防災士インタビュー

川久保 聡さん

お仕事の内容をお聞かせください

千葉県舞浜にあるショッピングセンター「イクスピアリ」で施設運営、食の安全、防災を主管するタウンオペレーション部で仕事をしています。
 一般的にショッピングセンターでは、防災関係を施設・設備部門が担当する事が多いのですが、イクスピアリでは訪れるゲストに安全で快適な滞在をしていただきたいとの観点から、ゲストサービス部門であるタウンオペレーション部が、通常営業時と共に災害運営時についても統括管理する形態になっています。

被災された経験がございましたらお聞かせください

イクスピアリでは、東日本大震災の際、駐車場の一部で液状化が発生したものの、建物自体に大きな損害はありませんでした。また、公共インフラ(電気、ガス、水道)が停止しなかった事も不幸中の幸いでした。しかしながら鉄道等の交通機関が翌日まで復旧せず、帰宅困難者約1,200人を受け入れました。その後の浦安市内の水道管復旧工事による断水が発生。この上水道の復旧を待って3月28日、営業再開となりました。

なぜ防災士の資格を取得しようと思われましたか

首都圏直下型地震、南海トラフの巨大地震等の報道がなされ、企業における危機管理についても、より高度な対応が求められています。

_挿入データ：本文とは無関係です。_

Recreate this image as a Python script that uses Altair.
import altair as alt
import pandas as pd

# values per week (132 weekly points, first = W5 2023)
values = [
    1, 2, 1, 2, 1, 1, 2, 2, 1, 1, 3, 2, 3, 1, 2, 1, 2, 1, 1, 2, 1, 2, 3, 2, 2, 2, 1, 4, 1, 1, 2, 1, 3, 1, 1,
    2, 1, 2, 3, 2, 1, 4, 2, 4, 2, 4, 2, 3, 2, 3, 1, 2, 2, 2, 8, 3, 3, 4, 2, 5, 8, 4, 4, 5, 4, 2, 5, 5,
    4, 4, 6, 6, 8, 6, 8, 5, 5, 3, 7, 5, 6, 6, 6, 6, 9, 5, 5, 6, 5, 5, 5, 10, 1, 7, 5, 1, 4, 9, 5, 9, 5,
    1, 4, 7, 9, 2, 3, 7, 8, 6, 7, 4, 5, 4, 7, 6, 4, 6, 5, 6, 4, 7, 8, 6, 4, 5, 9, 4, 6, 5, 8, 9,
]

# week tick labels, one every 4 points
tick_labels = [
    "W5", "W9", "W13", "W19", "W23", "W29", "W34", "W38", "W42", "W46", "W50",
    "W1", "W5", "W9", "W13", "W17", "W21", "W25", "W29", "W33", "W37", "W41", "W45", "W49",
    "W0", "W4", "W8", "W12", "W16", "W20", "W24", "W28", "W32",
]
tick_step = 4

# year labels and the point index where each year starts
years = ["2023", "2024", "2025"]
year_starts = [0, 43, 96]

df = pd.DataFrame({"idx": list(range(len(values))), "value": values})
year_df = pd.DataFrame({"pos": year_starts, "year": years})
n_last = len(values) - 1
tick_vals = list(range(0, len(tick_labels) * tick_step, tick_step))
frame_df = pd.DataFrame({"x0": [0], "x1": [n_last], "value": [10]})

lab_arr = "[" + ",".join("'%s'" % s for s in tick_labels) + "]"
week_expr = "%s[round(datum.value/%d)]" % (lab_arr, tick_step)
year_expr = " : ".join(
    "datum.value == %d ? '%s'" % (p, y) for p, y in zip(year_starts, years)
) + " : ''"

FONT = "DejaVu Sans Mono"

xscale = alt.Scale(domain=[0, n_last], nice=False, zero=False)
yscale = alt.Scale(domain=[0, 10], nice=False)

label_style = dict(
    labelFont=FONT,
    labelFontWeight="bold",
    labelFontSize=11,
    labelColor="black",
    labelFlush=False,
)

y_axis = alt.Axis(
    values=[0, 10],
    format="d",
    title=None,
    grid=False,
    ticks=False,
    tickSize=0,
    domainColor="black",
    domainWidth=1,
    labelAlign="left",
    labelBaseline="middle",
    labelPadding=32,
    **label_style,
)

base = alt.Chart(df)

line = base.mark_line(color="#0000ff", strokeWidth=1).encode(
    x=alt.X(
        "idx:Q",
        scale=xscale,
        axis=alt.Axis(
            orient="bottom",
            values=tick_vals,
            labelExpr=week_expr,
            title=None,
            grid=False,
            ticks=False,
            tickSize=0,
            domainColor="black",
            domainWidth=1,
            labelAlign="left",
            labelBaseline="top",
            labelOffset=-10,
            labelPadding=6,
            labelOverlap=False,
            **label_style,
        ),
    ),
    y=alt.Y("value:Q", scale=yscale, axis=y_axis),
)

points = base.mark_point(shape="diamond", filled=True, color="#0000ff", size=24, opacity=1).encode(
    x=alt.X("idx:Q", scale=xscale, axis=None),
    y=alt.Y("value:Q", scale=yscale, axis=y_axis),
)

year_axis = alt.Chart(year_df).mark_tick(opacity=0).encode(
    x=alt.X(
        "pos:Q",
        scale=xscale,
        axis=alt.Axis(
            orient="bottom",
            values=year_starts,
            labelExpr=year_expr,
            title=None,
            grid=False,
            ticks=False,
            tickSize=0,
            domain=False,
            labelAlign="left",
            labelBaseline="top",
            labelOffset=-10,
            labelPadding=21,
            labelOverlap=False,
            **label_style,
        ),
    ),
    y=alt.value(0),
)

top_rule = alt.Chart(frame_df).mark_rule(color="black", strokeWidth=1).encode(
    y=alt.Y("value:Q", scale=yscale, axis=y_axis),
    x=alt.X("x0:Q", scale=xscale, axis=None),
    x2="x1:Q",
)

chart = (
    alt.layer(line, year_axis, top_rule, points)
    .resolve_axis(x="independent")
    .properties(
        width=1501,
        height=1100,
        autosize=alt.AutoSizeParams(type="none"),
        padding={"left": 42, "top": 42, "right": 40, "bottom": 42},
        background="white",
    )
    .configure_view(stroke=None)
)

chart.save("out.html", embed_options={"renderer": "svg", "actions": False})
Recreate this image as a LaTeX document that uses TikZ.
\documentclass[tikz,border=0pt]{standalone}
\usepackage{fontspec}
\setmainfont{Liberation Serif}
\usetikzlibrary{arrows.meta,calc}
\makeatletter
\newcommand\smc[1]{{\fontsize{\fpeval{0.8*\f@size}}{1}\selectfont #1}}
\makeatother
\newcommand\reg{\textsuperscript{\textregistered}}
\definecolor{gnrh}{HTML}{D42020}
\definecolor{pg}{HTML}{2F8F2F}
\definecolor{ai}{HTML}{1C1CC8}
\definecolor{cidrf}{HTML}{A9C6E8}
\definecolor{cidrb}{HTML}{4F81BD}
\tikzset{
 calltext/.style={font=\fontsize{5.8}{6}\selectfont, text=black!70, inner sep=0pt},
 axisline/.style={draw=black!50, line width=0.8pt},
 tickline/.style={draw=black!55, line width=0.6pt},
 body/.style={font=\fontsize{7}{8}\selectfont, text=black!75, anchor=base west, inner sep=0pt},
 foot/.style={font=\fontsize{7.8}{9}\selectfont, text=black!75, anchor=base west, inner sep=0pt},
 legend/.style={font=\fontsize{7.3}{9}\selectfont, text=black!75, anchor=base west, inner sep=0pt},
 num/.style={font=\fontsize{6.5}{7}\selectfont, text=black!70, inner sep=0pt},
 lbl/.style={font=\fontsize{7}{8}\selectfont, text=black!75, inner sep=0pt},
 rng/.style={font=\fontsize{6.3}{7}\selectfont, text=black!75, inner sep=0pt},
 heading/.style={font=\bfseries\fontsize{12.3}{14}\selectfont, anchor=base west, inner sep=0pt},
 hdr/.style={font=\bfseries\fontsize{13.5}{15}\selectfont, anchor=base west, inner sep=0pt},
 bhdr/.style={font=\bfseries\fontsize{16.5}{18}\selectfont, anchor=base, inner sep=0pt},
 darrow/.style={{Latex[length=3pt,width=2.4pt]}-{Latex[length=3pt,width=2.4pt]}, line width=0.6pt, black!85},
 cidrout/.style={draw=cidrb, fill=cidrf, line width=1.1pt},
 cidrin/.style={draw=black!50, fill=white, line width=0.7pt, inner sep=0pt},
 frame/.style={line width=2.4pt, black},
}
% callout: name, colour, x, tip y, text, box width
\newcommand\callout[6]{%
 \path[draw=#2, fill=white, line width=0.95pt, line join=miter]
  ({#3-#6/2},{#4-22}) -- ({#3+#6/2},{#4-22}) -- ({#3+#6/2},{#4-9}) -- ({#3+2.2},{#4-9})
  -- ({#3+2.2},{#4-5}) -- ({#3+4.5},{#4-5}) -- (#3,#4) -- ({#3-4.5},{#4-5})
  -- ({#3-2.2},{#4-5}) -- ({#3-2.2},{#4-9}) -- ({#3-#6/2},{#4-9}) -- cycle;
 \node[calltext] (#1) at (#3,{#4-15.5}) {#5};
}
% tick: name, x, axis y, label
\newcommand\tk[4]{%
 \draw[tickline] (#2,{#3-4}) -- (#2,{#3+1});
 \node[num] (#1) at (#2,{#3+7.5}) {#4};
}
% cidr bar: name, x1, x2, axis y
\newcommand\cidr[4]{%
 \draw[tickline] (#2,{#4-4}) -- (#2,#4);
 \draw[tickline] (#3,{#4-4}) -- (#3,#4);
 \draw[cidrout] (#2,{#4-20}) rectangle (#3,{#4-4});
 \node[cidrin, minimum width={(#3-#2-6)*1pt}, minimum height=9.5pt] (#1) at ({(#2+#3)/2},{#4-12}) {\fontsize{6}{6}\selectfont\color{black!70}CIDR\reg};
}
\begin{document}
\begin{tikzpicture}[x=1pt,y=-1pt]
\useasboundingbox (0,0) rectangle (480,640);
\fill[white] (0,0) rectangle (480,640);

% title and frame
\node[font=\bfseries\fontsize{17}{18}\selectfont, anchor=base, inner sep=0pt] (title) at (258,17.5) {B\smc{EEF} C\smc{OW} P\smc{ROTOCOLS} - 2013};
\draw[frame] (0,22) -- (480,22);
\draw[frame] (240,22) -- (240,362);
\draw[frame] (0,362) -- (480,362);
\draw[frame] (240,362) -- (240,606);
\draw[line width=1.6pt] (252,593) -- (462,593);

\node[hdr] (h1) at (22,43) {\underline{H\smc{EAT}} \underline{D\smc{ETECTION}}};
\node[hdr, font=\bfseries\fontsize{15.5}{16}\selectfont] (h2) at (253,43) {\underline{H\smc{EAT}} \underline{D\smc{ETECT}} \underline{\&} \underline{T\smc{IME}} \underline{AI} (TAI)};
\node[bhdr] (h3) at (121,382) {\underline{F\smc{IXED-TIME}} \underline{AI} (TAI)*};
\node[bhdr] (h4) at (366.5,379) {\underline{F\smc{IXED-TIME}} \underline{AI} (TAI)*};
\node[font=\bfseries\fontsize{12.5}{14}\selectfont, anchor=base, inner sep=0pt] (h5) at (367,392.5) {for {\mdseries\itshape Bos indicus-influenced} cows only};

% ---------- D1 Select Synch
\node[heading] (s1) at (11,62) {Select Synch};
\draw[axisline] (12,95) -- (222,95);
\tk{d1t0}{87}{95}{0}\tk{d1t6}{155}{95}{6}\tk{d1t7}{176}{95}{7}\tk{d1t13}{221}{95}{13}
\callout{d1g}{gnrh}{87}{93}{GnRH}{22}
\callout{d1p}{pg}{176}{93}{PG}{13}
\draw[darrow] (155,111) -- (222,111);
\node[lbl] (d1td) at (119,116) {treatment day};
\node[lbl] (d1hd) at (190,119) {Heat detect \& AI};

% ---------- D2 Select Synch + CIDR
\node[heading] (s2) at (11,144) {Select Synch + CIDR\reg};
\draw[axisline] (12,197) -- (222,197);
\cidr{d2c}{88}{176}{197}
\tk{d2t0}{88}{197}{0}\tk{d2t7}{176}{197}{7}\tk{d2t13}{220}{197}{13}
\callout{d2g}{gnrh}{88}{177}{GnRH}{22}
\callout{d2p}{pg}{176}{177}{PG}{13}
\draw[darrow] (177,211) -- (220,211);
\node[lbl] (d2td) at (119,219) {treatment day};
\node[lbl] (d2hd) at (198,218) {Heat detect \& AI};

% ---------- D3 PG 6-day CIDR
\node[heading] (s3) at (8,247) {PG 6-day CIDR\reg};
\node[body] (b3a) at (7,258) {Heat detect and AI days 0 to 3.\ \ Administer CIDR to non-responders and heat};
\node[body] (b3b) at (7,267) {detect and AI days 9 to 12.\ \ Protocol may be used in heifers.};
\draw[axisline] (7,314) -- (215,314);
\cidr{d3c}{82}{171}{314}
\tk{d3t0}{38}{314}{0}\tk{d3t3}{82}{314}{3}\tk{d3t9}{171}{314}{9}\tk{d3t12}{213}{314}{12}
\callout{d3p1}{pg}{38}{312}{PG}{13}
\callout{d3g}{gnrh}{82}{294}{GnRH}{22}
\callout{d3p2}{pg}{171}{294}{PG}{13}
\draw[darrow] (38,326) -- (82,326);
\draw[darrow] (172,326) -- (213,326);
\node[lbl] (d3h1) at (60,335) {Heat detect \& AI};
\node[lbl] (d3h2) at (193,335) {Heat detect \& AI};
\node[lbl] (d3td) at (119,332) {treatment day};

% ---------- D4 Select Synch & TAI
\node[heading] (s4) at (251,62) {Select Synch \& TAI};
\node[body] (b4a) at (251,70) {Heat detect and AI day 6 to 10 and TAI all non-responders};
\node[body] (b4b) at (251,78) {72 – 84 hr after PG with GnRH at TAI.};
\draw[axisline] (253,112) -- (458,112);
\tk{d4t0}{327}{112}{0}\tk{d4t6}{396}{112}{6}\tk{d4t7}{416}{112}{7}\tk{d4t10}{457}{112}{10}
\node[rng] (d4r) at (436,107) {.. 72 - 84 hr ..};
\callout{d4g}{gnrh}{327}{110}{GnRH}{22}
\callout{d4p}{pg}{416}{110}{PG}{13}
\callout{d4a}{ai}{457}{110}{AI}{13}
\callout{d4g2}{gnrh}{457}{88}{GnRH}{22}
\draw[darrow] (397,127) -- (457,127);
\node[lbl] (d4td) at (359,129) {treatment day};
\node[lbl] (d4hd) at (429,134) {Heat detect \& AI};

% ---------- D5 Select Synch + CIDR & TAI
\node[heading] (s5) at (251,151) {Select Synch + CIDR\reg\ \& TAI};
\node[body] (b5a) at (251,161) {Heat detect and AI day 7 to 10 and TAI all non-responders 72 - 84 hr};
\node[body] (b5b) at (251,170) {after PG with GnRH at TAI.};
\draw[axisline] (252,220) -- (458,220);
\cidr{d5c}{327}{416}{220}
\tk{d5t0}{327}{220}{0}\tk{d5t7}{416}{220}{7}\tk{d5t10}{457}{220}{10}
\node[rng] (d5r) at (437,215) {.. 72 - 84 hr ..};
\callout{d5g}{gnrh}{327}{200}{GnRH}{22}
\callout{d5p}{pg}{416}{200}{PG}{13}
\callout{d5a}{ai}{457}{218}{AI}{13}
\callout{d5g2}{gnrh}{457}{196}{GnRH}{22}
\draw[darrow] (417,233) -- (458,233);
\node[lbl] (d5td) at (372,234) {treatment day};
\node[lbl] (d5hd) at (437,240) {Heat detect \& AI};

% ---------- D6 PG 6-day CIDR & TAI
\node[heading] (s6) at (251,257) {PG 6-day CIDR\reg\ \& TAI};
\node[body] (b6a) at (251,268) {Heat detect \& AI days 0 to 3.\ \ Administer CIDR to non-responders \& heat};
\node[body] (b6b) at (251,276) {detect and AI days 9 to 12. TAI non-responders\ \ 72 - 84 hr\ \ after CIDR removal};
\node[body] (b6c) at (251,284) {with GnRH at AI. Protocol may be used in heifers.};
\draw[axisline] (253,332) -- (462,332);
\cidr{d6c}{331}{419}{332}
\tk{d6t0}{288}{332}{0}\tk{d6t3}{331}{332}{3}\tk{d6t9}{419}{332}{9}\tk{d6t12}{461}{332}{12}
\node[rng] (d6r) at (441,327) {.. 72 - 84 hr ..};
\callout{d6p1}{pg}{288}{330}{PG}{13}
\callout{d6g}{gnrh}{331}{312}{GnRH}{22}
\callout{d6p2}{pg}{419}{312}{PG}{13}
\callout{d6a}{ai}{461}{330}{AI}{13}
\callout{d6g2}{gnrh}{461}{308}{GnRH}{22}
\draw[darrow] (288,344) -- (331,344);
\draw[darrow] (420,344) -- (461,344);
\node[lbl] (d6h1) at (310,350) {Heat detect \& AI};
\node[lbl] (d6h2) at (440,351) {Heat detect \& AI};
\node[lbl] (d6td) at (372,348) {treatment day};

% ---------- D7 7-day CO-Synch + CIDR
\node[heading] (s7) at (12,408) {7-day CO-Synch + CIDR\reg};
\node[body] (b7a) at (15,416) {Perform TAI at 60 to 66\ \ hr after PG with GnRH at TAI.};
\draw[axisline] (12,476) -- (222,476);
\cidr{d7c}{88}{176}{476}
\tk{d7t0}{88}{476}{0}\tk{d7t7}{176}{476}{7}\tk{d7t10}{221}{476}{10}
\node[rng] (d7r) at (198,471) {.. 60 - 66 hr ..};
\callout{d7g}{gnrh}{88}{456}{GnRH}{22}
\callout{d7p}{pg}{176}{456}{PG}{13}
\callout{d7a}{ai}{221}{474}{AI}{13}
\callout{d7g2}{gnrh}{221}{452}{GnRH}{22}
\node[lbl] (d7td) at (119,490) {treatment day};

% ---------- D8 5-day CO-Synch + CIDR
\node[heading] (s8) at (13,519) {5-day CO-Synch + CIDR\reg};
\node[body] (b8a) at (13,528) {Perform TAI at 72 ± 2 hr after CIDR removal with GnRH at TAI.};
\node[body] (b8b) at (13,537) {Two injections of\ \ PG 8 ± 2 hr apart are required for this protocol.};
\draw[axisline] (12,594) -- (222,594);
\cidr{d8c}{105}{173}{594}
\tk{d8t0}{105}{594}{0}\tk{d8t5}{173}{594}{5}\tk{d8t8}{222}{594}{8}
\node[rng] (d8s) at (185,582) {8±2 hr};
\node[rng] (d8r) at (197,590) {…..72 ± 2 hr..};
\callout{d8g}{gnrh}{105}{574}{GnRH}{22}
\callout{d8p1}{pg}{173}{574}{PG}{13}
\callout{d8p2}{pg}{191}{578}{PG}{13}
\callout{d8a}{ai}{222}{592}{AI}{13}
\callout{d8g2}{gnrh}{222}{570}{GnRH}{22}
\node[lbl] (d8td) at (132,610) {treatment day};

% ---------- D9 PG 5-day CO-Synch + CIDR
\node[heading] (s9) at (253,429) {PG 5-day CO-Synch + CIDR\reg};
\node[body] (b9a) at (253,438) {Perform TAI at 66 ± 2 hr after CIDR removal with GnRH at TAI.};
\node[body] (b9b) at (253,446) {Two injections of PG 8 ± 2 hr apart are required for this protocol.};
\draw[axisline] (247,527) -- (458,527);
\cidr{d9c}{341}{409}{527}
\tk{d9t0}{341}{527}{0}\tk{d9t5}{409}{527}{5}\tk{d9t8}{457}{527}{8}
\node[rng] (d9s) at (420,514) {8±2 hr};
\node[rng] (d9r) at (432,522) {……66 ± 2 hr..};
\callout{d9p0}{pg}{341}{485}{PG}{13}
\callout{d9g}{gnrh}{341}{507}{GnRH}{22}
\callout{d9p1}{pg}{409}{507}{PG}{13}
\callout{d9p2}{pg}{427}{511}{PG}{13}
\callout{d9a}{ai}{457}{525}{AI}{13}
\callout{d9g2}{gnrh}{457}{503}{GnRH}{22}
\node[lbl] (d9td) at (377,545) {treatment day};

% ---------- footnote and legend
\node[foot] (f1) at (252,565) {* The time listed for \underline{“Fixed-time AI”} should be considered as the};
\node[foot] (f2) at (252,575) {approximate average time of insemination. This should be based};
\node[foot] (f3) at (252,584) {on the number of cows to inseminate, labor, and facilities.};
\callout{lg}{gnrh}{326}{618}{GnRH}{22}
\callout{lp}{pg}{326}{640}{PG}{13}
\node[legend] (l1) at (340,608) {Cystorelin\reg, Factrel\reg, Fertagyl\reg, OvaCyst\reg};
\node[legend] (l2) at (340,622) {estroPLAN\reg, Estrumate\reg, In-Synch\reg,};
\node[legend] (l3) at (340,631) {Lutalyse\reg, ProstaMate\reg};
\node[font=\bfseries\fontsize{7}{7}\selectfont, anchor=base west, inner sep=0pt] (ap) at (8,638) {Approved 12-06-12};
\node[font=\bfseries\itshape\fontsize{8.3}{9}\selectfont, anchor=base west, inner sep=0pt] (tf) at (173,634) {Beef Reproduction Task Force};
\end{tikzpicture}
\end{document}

防災情報や知識は、ややもすると発生ベースで断片的なものとなる事から総合的に防災知識を学びたく資格を取得しました。

防災士の資格を取得して得たことを、どのように職務役立てようとされていますか

イクスピアリの防火・防災管理者、自衛消防隊長、防災対策主管部長として、より安全、確実な防災時の対応が出来る様、施設としてのレベルアップに努めたいと思います。

現在、実際に取り組まれていることがありましたらご紹介ください

イクスピアリの震災時の被害想定は、建物の一部破損、電気・ガス・水道等のライフラインの供給が停止、公共交通機関などの途絶により帰宅困難者の対応が必要になるとしています。
これを前提に防災計画を立案し、現在、災害時のコミュニケーション、応急救護、災害備蓄、防災知識の向上等に取り組んでいます。コミュニケーションについては、東日本大震災時の対応の課題から、無線機を当時の台数の4倍 に増やし、無線従事者の育成と共に社員への使用方法等のトレーニングを進めています。応急救護は、応急手当普及員を社内で育成し定期的に普通救命講習会を実施しています。災害備蓄は、当初の備蓄計画をほぼ達成。賞味期限のあるものは5年計画で順次備蓄を進めています。防災知識の向上を目的とした防災勉強会は、防災、減災力の向上に向け順次講習会を実施していく計画です。

今後の課題、抱負をお聞かせください

いかに無線機を増やそうと、備蓄を充実させようと使いこなせなければ意味が有りません。まずは、これらの機器、備品の習熟トレーニングを進めます。 また、普通救命講習に加え、災害時の応急手当対応能力の向上のため、赤十字救急員養成講習の受講を進めます。
災害はいつ発生するかわかりません。この為、「その時、そこにいる人」が対応する事となると思います。イクスピアリを訪れるすべてのゲストに安心、安全な環境を提供出来る様、全体のレベルアップを進めていく事が、今後の最も重要な課題です。